Changangkha Middle Secondary School, Thimphu

No separate budget for special education

There are no specialized teachers for effective teaching

The only inclusive school in Thimphu, Changangkha Middle Secondary School (CMSS), is in need of specialized teachers and a separate budget for the education of the special needs students.

The Principal of CMSS, Nyendo, said the school does not have a separate budget required to purchase appropriate teaching materials, facilities and equipment for the special needs classes. The school has to also spend money in something as small but necessary as lamination of the chart papers so that the children do not tear them off or even eat it. He said it is expensive to run such an inclusive school.

He pointed out that some special needs students cannot use normal toilets. “They need to have toilets which suit them – accessible toilets for them, which is not in the school,” Principal Nyendo said.

There are many challenges faced by the school, teachers and the special needs children, he added.

The biggest challenge is the lack of specialized teachers. “There are eight types of disabilities among the 63 children, and not even one teacher is specialized in any particular disability,” stated the principal.

However, there are 11 trained teachers with basic knowledge and language skills in handling issues and taking care of the special needs children.

Nyendo said the main objective of having such an inclusive school with special needs program is to include the many children with disabilities in the locality “There should be a school or an institute where these children with disabilities should be supported and admitted. That is why an inclusive school was started in 2003,” he said.

The school aims to change the mindset of the people who think children with disabilities cannot mingle with the other students in the school.

However, the principal said it is not only the school but there should be multi-sectorial support that is required. There are 18 Special Education Need (SEN) schools across the country.

CMSS has admitted 63 students with 8 types of disabilities ranging from mild to severe. There are 14 students with Cerebral Palsy, 6 students have the Down Syndrome. There are 10 students with Autism Spectrum Disorder, 8 are diagnosed with Intellectual Disability. 20 students with Learning Difficulty, 3 students with Speech & Language Impairment, 1 student with Attention Deficient Hyper Disorder (ADHD), and 1 student with Multiple Disorder.

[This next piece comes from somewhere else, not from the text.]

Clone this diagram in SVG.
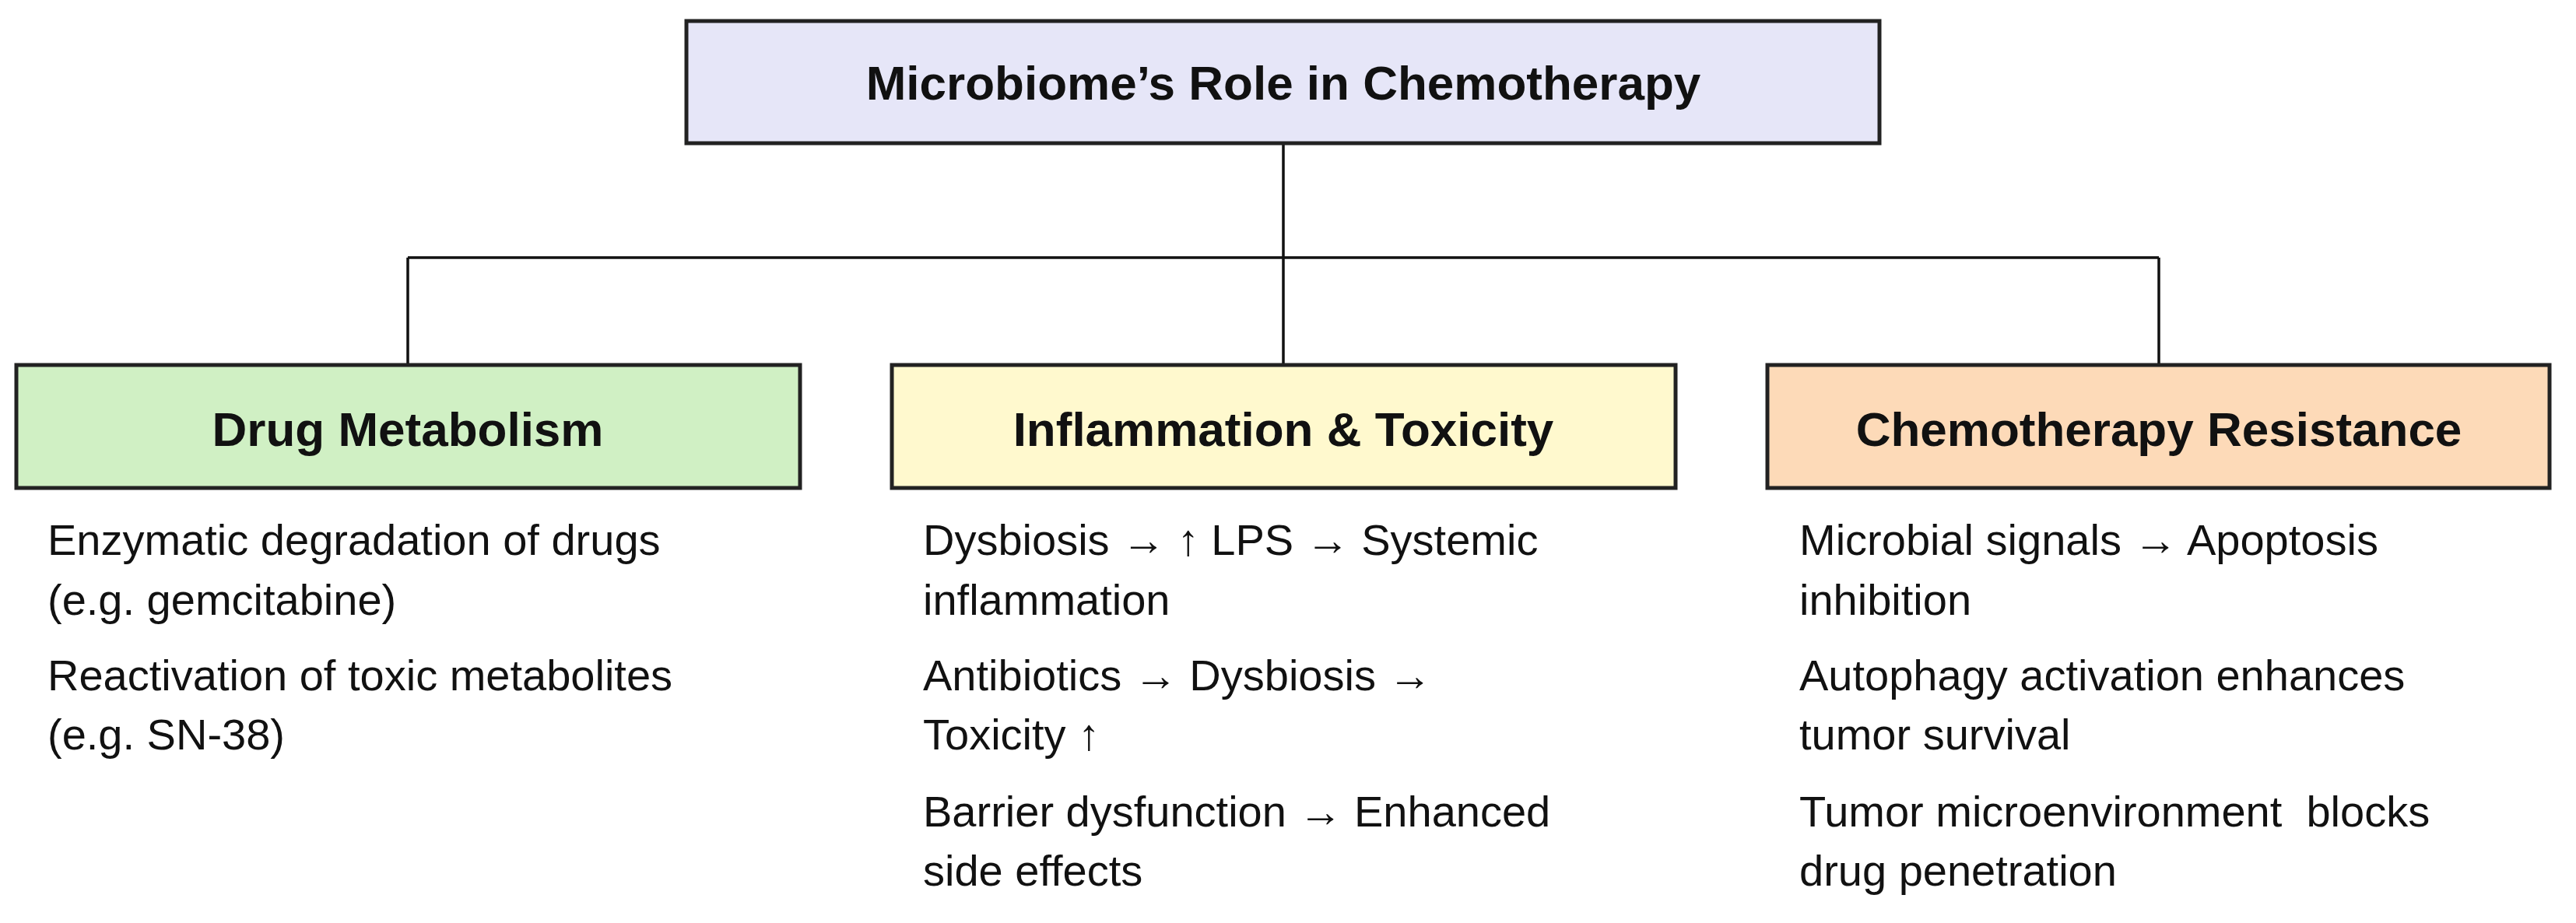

Currently, CMSS has 911 students in total. The school has PULL IN classes and PUSH IN classes and also pre-vocational classes, health and physical classes, cultural, and gardening classes catered to special needs students. Timely coaching classes and help to socialize are also provided.

“This year we started pre-vocational services. Under this, we have divided pre-vocational into four parts; they are laundry, cooking, tailoring and arts and craft. There are around 20 children who cannot take academics because they are cognitively challenged. Each student can master those skills. One day, they will lead their life in that particular skill so that they do not have to depend on others,” said Nyendo.

According to the school, admission of children with severe needs was denied earlier, but now CMSS takes in students with severe disabilities, with the objective to help them lead a normal life.

“It is not a problem with the child – it is a problem with disability. We are self-contained in the school where we do not give them skills classes nor do we have different curriculum classes for them, but we teach how to live their life. For example, learning to eat by themselves, using bathroom on their own,” said the principal.

The parents of the children with serve disabilities also help out the teachers, even in the classroom. There are 10 students in a self-contained category.

The school had earlier provided justification and safety assurance to the parents of normal students sharing the school premises and classrooms with the special needs students. According to the Principal, this kind of convincing and understanding between the parents and school took some time and effort.

As of now, the intake of children with disabilities is increasing every year, mainly because the parents are now aware of the services the school provides. Although there is a huge pressure on the admission, however, the school has admitted all the 14 children who sought admission this year.10 of them are studying in PP and four are in other classes.

By the age of 16, the special needs children transit to other institutions, like Draktsho Vocational Training Centre for Special Children and Youth. So far, 18 children from the school have gone on to other institutions.